DATA RECORDS:

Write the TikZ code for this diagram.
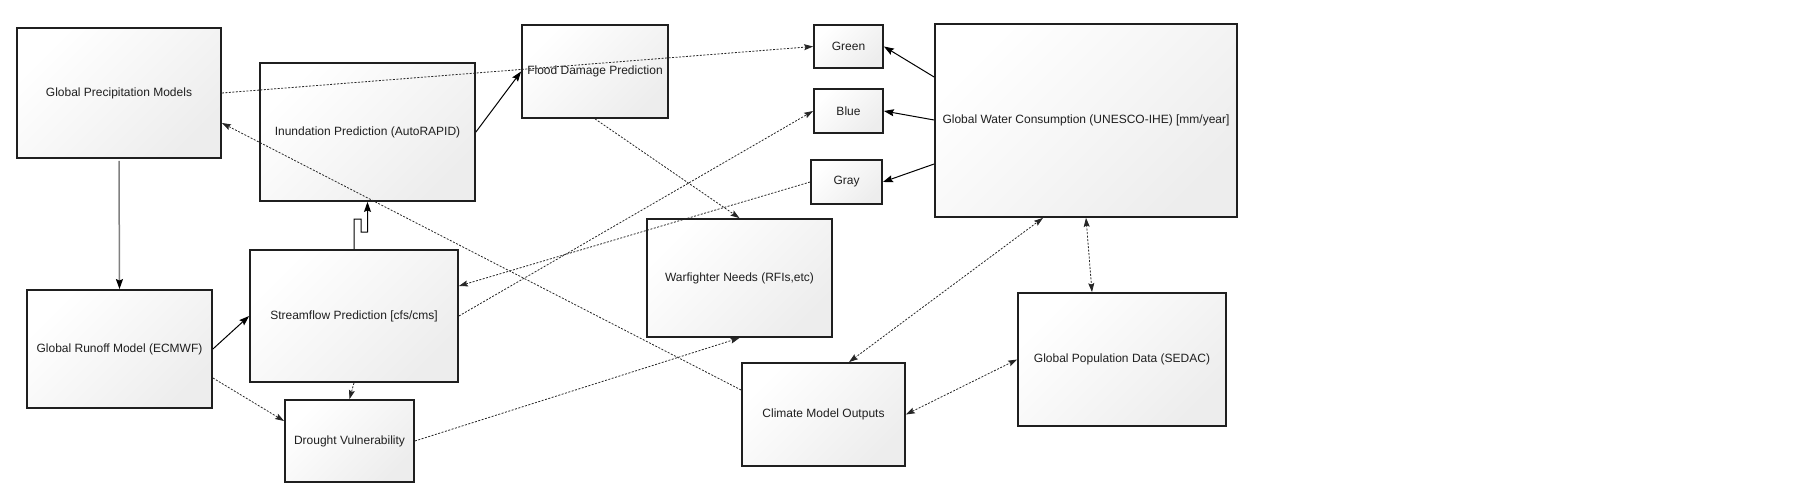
\documentclass[tikz,border=0pt]{standalone}
\usepackage{fontspec}
\setmainfont{Liberation Sans}
\usetikzlibrary{arrows.meta,calc}
\tikzset{
  boxnode/.style={draw=black!88, line width=1.8pt, inner sep=0pt, align=center,
    top color=white, bottom color=black!7, shading angle=45,
    text=black!88, font=\fontsize{12}{14}\selectfont},
  solidcon/.style={line width=1pt, draw=black, -{Stealth[length=10pt,width=7pt,inset=1.5pt]}},
  dotcon/.style={line width=0.8pt, draw=black!85, dash pattern=on 2pt off 1.5pt, -{Stealth[length=9pt,width=6pt,inset=1.5pt]}},
  dotboth/.style={dotcon, {Stealth[length=9pt,width=6pt,inset=1.5pt]}-{Stealth[length=9pt,width=6pt,inset=1.5pt]}},
  graycon/.style={line width=1.5pt, draw=black!50, -{Stealth[length=10pt,width=7pt,inset=1.5pt,black]}}
}
\begin{document}
\begin{tikzpicture}[x=1pt,y=-1pt]
\useasboundingbox (0,0) rectangle (1800,500);
\node[boxnode, minimum width=204pt, minimum height=130pt] (precip) at (119,93) {Global Precipitation Models};
\node[boxnode, minimum width=215pt, minimum height=138pt] (inund) at (367.5,132) {Inundation Prediction (AutoRAPID)};
\node[boxnode, minimum width=146pt, minimum height=93pt] (flood) at (595,71.5) {};
\node[text=black!88, font=\fontsize{12}{14}\selectfont, inner sep=0pt] (floodtxt) at (flood.center) {Flood Damage Prediction};
\node[boxnode, minimum width=69pt, minimum height=43pt] (green) at (848.5,46.5) {Green};
\node[boxnode, minimum width=69pt, minimum height=44pt] (blue) at (848.5,111) {Blue};
\node[boxnode, minimum width=71pt, minimum height=44pt] (gray) at (846.5,182) {Gray};
\node[boxnode, minimum width=302pt, minimum height=193pt] (water) at (1086,120.5) {Global Water Consumption (UNESCO-IHE) [mm/year]};
\node[boxnode, minimum width=185pt, minimum height=118pt] (runoff) at (119.5,349) {Global Runoff Model (ECMWF)};
\node[boxnode, minimum width=208pt, minimum height=132pt] (stream) at (354,316) {Streamflow Prediction [cfs/cms]};
\node[boxnode, minimum width=129pt, minimum height=82pt] (drought) at (349.5,441) {Drought Vulnerability};
\node[boxnode, minimum width=185pt, minimum height=118pt] (warf) at (739.5,278) {Warfighter Needs (RFIs,etc)};
\node[boxnode, minimum width=163pt, minimum height=103pt] (climate) at (823.5,414.5) {Climate Model Outputs};
\node[boxnode, minimum width=208pt, minimum height=133pt] (pop) at (1122,359.5) {Global Population Data (SEDAC)};

% connectors
\draw[graycon] ([yshift=-2pt]precip.south) -- (runoff.north);
\draw[solidcon] (runoff.east) -- (stream.west);
\draw[dotcon] (runoff.east |- 0,378) -- (drought.west |- 0,421);
\draw[line width=1pt, -{Stealth[length=10pt,width=7pt,inset=1.5pt]}] (stream.north) -- ++(0,-30) -- ++(7,0) -- ++(0,13) -- (inund.south |- 0,232) -- (inund.south);
\draw[dotcon] (stream.south) -- (drought.north);
\draw[solidcon] (inund.east) -- (flood.west);
\draw[dotcon] (precip.east) -- (green.west);
\draw[dotcon] (climate.west |- 0,390) -- (precip.east |- 0,123);
\draw[dotcon] (flood.south) -- (warf.north);
\draw[dotcon] (stream.east) -- (blue.west);
\draw[dotcon] (gray.west) -- (stream.east |- 0,286);
\draw[solidcon] (water.west |- 0,77) -- (green.east);
\draw[solidcon] (water.west |- 0,120) -- (blue.east);
\draw[solidcon] (water.west |- 0,164) -- (gray.east);
\draw[dotboth] (climate.north -| 849,0) -- (water.south -| 1043,0);
\draw[dotboth] (water.south) -- (pop.north -| 1092,0);
\draw[dotboth] (climate.east) -- (pop.west);
\draw[dotcon] (drought.east) -- (warf.south);
\end{tikzpicture}
\end{document}
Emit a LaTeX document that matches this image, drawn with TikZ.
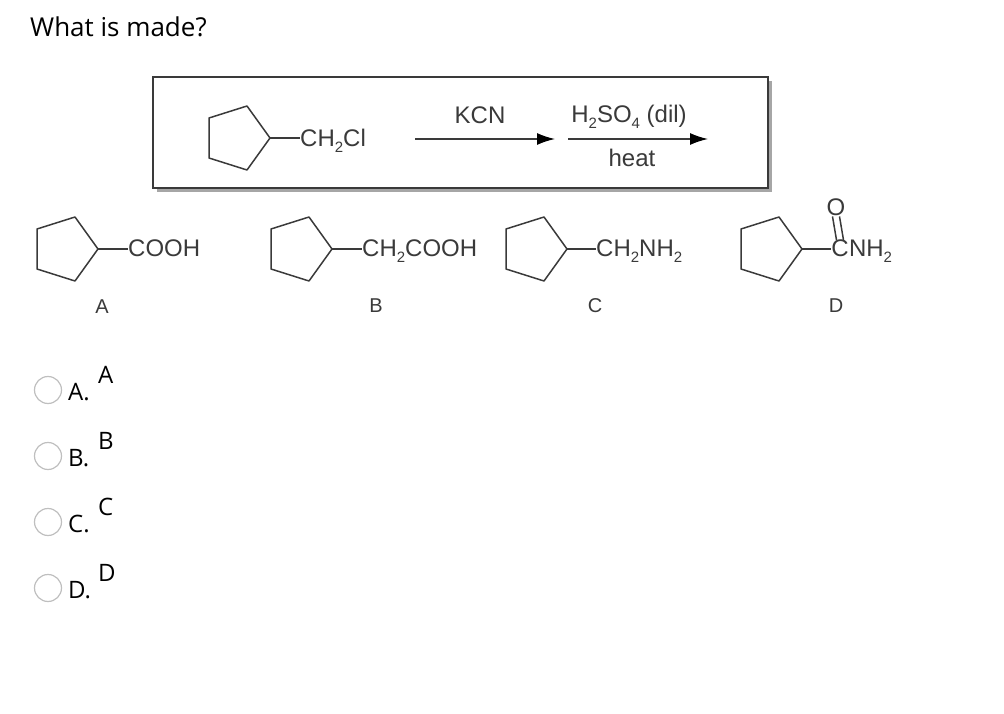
\documentclass[tikz,border=0pt]{standalone}
\usepackage{fontspec}
\setmainfont{Open Sans}
\newfontfamily\chemfont{Liberation Sans}
\usetikzlibrary{arrows.meta}
\definecolor{chemgray}{HTML}{3A3A3A}
\newcommand{\lowtwo}[1]{\raisebox{-0.22em}{\fontsize{15}{15}\selectfont #1}}
\tikzset{
  chem/.style={font=\chemfont\fontsize{24}{28}\selectfont,text=chemgray,inner sep=0pt,anchor=base west},
  chemc/.style={font=\chemfont\fontsize{24}{28}\selectfont,text=chemgray,inner sep=0pt,anchor=base},
  tag/.style={font=\chemfont\fontsize{20}{24}\selectfont,text=chemgray,inner sep=0pt,anchor=base},
  bond/.style={chemgray,line width=1.5pt},
  opt/.style={font=\fontsize{24}{28}\selectfont,text=black,inner sep=0pt,anchor=base west},
}
\begin{document}
\begin{tikzpicture}[x=1pt,y=-1pt]
\useasboundingbox (0,0) rectangle (1004,714);
\node[opt,font=\fontsize{26}{30}\selectfont] (question) at (30,37) {What is made?};
% box with its shadow
\fill[black!35] (157,81) rectangle (772,192);
\draw[fill=white,draw=chemgray,line width=1.7pt] (153,77) rectangle (768,188);
% rings, apex is where the side chain starts
\foreach \nm/\x/\y in {start/270/138,a/98/249,b/332/249,c/567/249,d/802/249}
  {\coordinate (\nm) at (\x,\y);
   \draw[bond,line join=round] (\nm) -- ++(-23,-32) -- ++(-38,12) -- ++(0,40) -- ++(38,12) -- cycle;}
\node[chem] (startl) at (300,147) {CH\lowtwo{2}Cl};
\node[chem] (al) at (128,257) {COOH};
\node[chem] (bl) at (362,257) {CH\lowtwo{2}COOH};
\node[chem] (cl) at (596,257) {CH\lowtwo{2}NH\lowtwo{2}};
\node[chemc] (dc) at (840,257) {C};
\node[chem] (dn) at (dc.base east) {NH\lowtwo{2}};
\node[chemc] (do) at (836,215) {O};
\draw[bond] (start) -- (startl.west |- start);
\draw[bond] (a) -- (al.west |- a);
\draw[bond] (b) -- (bl.west |- b);
\draw[bond] (c) -- (cl.west |- c);
\draw[bond] (d) -- (dc.west |- d);
\draw[bond] ([xshift=-3.5pt,yshift=-1pt]do.south) -- ([xshift=-3.5pt]dc.north);
\draw[bond] ([xshift=3.5pt,yshift=-1pt]do.south) -- ([xshift=3.5pt]dc.north);
% reaction arrows
\coordinate (ar1) at (415,139);
\coordinate (ar2) at (555,139);
\coordinate (ar3) at (568,139);
\coordinate (ar4) at (708,139);
\draw[bond,-{Latex[length=18pt,width=12pt,black]}] (ar1) -- (ar2);
\draw[bond,-{Latex[length=18pt,width=12pt,black]}] (ar3) -- (ar4);
\node[chemc] (kcn) at (480,124) {KCN};
\node[chemc] (acid) at (629,123) {H\lowtwo{2}SO\lowtwo{4} (dil)};
\node[chemc] (hot) at (632,167) {heat};
\node[tag] (ta) at (102,313) {A};
\node[tag] (tb) at (376,312) {B};
\node[tag] (tc) at (595,312) {C};
\node[tag] (td) at (836,312) {D};
% answer options
\foreach \nm/\y/\t in {A/390/A,B/456/B,C/522/C,D/588/D}
  {\node[circle,draw=black!25,fill=white,line width=1.2pt,minimum size=27pt,inner sep=0pt] (radio\nm) at (48,\y) {};
   \node[opt] (opt\nm) at (68,\y+10) {\t.};
   \node[opt] (ans\nm) at (98,\y-7) {\t};}
\end{tikzpicture}
\end{document}
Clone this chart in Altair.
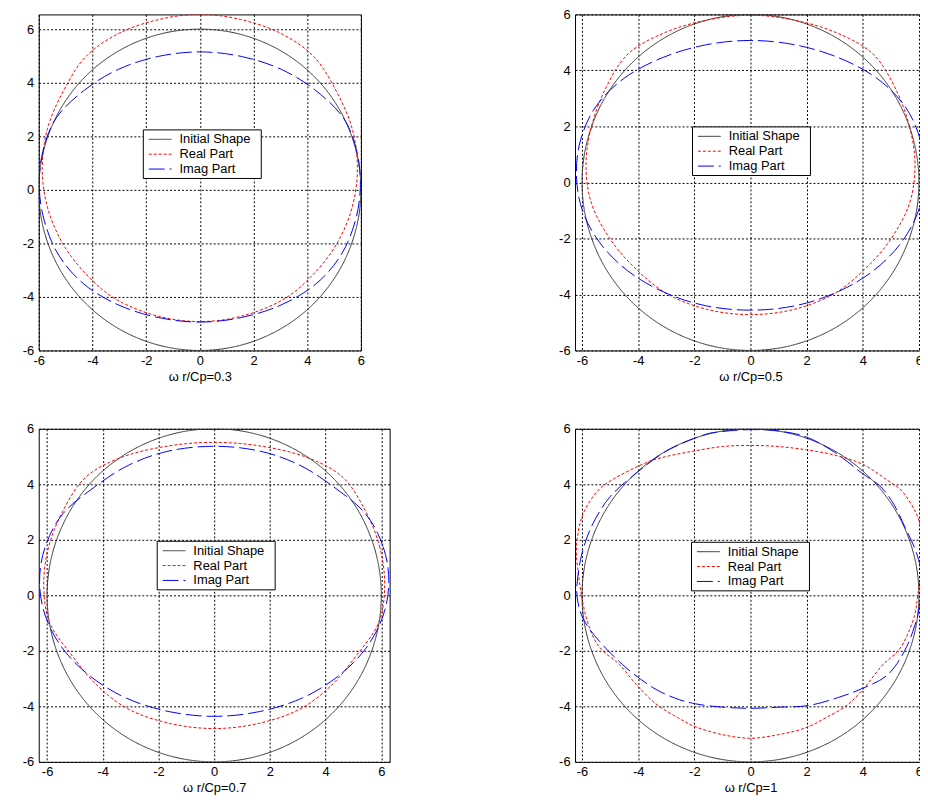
import altair as alt
import pandas as pd

SERIES = ["Initial Shape", "Real Part", "Imag Part"]
COLORS = ["#333333", "#ff0000", "#0000ff"]
DASHES = [[1, 0], [3, 2], [16, 5]]
TICKS = [-6, -4, -2, 0, 2, 4, 6]
TITLES = ["ω r/Cp=0.3", "ω r/Cp=0.5", "ω r/Cp=0.7", "ω r/Cp=1"]
FONT = "Liberation Sans"

init_x = [6.0, 5.91, 5.64, 5.2, 4.6, 3.86, 3.0, 2.05, 1.04, 0.0, -1.04, -2.05, -3.0, -3.86, -4.6, -5.2, -5.64, -5.91,
          -6.0, -5.91, -5.64, -5.2, -4.6, -3.86, -3.0, -2.05, -1.04, 0.0, 1.04, 2.05, 3.0, 3.86, 4.6, 5.2, 5.64, 5.91]
init_y = [0.0, 1.04, 2.05, 3.0, 3.86, 4.6, 5.2, 5.64, 5.91, 6.0, 5.91, 5.64, 5.2, 4.6, 3.86, 3.0, 2.05, 1.04,
          0.0, -1.04, -2.05, -3.0, -3.86, -4.6, -5.2, -5.64, -5.91, -6.0, -5.91, -5.64, -5.2, -4.6, -3.86, -3.0, -2.05, -1.04]

p1_real_x = [5.87, 5.67, 5.08, 4.25, 3.00, 1.52, 0.00, -1.52, -3.00, -4.25, -5.08, -5.67,
             -5.87, -5.67, -5.08, -4.15, -3.05, -1.55, 0.00, 1.55, 3.05, 4.15, 5.08, 5.67]
p1_real_y = [0.82, 2.30, 3.69, 4.97, 5.85, 6.36, 6.55, 6.36, 5.85, 4.97, 3.69, 2.30,
             0.82, -0.67, -2.05, -3.24, -4.13, -4.72, -4.92, -4.72, -4.13, -3.24, -2.05, -0.67]
p1_imag_x = [5.98, 5.85, 5.35, 4.30, 3.03, 1.55, 0.00, -1.55, -3.03, -4.30, -5.35, -5.85,
             -5.98, -5.78, -5.25, -4.32, -3.03, -1.55, 0.00, 1.55, 3.03, 4.32, 5.25, 5.78]
p1_imag_y = [0.10, 1.42, 2.68, 3.72, 4.50, 4.98, 5.15, 4.98, 4.50, 3.72, 2.68, 1.42,
             0.10, -1.20, -2.45, -3.52, -4.30, -4.77, -4.94, -4.77, -4.30, -3.52, -2.45, -1.20]

p2_real_x = [5.86, 5.66, 5.15, 4.35, 3.05, 1.55, 0.00, -1.55, -3.05, -4.35, -5.15, -5.66,
             -5.86, -5.66, -4.98, -4.05, -2.93, -1.52, 0.00, 1.52, 2.93, 4.05, 4.98, 5.66]
p2_real_y = [0.63, 2.01, 3.38, 4.60, 5.35, 5.80, 5.97, 5.80, 5.35, 4.60, 3.38, 2.01,
             0.63, -0.76, -2.05, -3.12, -4.00, -4.54, -4.72, -4.54, -4.00, -3.12, -2.05, -0.76]
p2_imag_x = [6.20, 6.05, 5.50, 4.50, 3.15, 1.61, 0.00, -1.61, -3.15, -4.50, -5.50, -6.05,
             -6.20, -5.99, -5.37, -4.38, -3.10, -1.61, 0.00, 1.61, 3.10, 4.38, 5.37, 5.99]
p2_imag_y = [0.26, 1.52, 2.72, 3.72, 4.45, 4.91, 5.07, 4.91, 4.45, 3.72, 2.72, 1.52,
             0.26, -0.99, -2.15, -3.15, -3.91, -4.40, -4.56, -4.40, -3.91, -3.15, -2.15, -0.99]

p3_real_x = [6.12, 5.95, 5.45, 4.62, 3.30, 1.65, 0.00, -1.65, -3.30, -4.62, -5.45, -5.95,
             -6.12, -5.91, -5.12, -4.20, -3.06, -1.58, 0.00, 1.58, 3.06, 4.20, 5.12, 5.91]
p3_real_y = [0.36, 1.72, 3.00, 4.25, 4.98, 5.38, 5.51, 5.38, 4.98, 4.25, 3.00, 1.72,
             0.36, -0.98, -2.15, -3.25, -4.11, -4.62, -4.80, -4.62, -4.11, -3.25, -2.15, -0.98]
p3_imag_x = [6.27, 6.06, 5.43, 4.30, 3.05, 1.62, 0.00, -1.62, -3.05, -4.30, -5.43, -6.06,
             -6.27, -6.06, -5.43, -4.43, -3.14, -1.62, 0.00, 1.62, 3.14, 4.43, 5.43, 6.06]
p3_imag_y = [0.51, 1.77, 2.94, 3.90, 4.70, 5.20, 5.37, 5.20, 4.70, 3.90, 2.94, 1.77,
             0.51, -0.75, -1.93, -2.93, -3.71, -4.19, -4.36, -4.19, -3.71, -2.93, -1.93, -0.75]

p4_real_x = [5.96, 6.08, 6.12, 6.05, 5.85, 5.40, 4.90, 4.00, 3.00, 2.00, 1.00, 0.00,
             -1.00, -1.95, -3.00, -3.72, -4.90, -5.49, -5.96, -6.15, -6.20, -6.12, -6.02,
             -5.85, -5.60, -5.26, -4.67, -4.08, -3.37, -2.60, -1.95, -1.00, 0.00,
             1.00, 1.95, 2.70, 3.45, 4.08, 4.67, 5.26, 5.60, 5.85]
p4_real_y = [0.00, 0.90, 1.80, 2.50, 3.06, 3.75, 4.13, 4.72, 5.05, 5.24, 5.36, 5.40,
             5.36, 5.21, 5.00, 4.78, 4.18, 3.71, 2.94, 2.20, 1.50, 0.70, 0.00,
             -0.80, -1.50, -2.00, -2.49, -3.20, -3.91, -4.40, -4.74, -5.02, -5.15,
             -5.02, -4.78, -4.40, -3.95, -3.30, -2.55, -2.00, -1.40, -0.70]
p4_imag_x = [6.08, 6.05, 5.85, 5.55, 5.30, 5.02, 4.60, 4.00, 3.00, 2.00, 1.00, 0.00,
             -1.00, -1.71, -3.01, -4.19, -5.02, -5.61, -5.95, -6.12, -6.18,
             -5.96, -5.37, -4.43, -3.48, -2.70, -1.95, -1.00, 0.00,
             1.00, 2.07, 3.13, 4.07, 4.90, 5.49, 5.85, 6.02]
p4_imag_y = [0.30, 1.00, 1.70, 2.35, 2.90, 3.42, 3.95, 4.38, 5.15, 5.70, 5.92, 5.97,
             5.90, 5.76, 5.19, 4.30, 3.53, 2.59, 1.70, 0.90, 0.00,
             -0.84, -1.67, -2.61, -3.32, -3.70, -3.91, -4.03, -4.07,
             -4.03, -3.97, -3.68, -3.32, -2.85, -2.00, -1.10, -0.40]


def make_df(rx, ry, ix, iy):
    rows = []
    for name, xs, ys in ((SERIES[0], init_x, init_y), (SERIES[1], rx, ry), (SERIES[2], ix, iy)):
        for k, (a, b) in enumerate(zip(xs, ys)):
            rows.append({"series": name, "x": a, "y": b, "k": k})
    return pd.DataFrame(rows)


def panel(df, title, xdom, ydom, w, h, y_extent, lx, ly):
    leg = alt.Legend(
        orient="none", legendX=lx, legendY=ly, title=".", titleOrient="right",
        titleColor="white", titleFontSize=13, titlePadding=4,
        strokeColor="black", fillColor="white", padding=2, cornerRadius=0,
        symbolType="M-0.533,0L2.533,0", symbolSize=225, symbolStrokeWidth=1,
        labelFont=FONT, labelFontSize=13, labelColor="black", labelOffset=19,
        rowPadding=0,
    )
    axis_common = dict(
        values=TICKS, domain=False, ticks=False, grid=True, gridColor="black",
        gridDash=[2, 2], gridOpacity=1, gridWidth=1, labelFont=FONT, labelFontSize=13,
        labelColor="black", titleFont=FONT, titleFontSize=13, titleFontWeight="normal",
        titleColor="black", labelFlush=False,
        labelExpr="replace(datum.label, '\u2212', '-')",
    )
    return alt.Chart(df).mark_line(interpolate="cardinal-closed", strokeWidth=1, clip=True).encode(
        x=alt.X("x:Q", scale=alt.Scale(domain=xdom, nice=False, zero=False),
                axis=alt.Axis(title=title, labelPadding=4, titlePadding=3, **axis_common)),
        y=alt.Y("y:Q", scale=alt.Scale(domain=ydom, nice=False, zero=False),
                axis=alt.Axis(title=None, labelPadding=5, minExtent=y_extent, **axis_common)),
        color=alt.Color("series:N", scale=alt.Scale(domain=SERIES, range=COLORS), legend=leg),
        strokeDash=alt.StrokeDash("series:N", scale=alt.Scale(domain=SERIES, range=DASHES), legend=leg),
        order=alt.Order("k:Q"),
    ).properties(width=w, height=h)


H1 = 339
H2 = 336
c1 = panel(make_df(p1_real_x, p1_real_y, p1_imag_x, p1_imag_y), TITLES[0], [-6, 6], [-6, 6.55], 325, H1, 30, 105, 116)
c2 = panel(make_df(p2_real_x, p2_real_y, p2_imag_x, p2_imag_y), TITLES[1], [-6.25, 6.25], [-6, 6], 354, H1, 17, 118, 113)
c3 = panel(make_df(p3_real_x, p3_real_y, p3_imag_x, p3_imag_y), TITLES[2], [-6.3, 6.3], [-6, 6], 354, H2, 30, 119, 113)
c4 = panel(make_df(p4_real_x, p4_real_y, p4_imag_x, p4_imag_y), TITLES[3], [-6.25, 6.25], [-6, 6], 354, H2, 17, 117, 114)

res = dict(color="independent", strokeDash="independent")
row1 = alt.hconcat(c1, c2, spacing=216, bounds="flush").resolve_scale(**res).resolve_legend(**res)
row2 = alt.hconcat(c3, c4, spacing=187, bounds="flush").resolve_scale(**res).resolve_legend(**res)

chart = alt.vconcat(row1, row2, spacing=38).resolve_scale(**res).resolve_legend(**res).properties(
    padding={"top": -4, "left": 0, "right": -7, "bottom": 0}, background="white"
).configure_view(stroke="black", strokeWidth=1)

chart.save("out.html", embed_options={"renderer": "svg", "actions": False})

REQUEST: Pick out and copy the lines of the entries that hold the string "with".

SOLUTION TO THE PROBLEM:
Emit a LaTeX document that matches this image, drawn with TikZ.
% box with its shadow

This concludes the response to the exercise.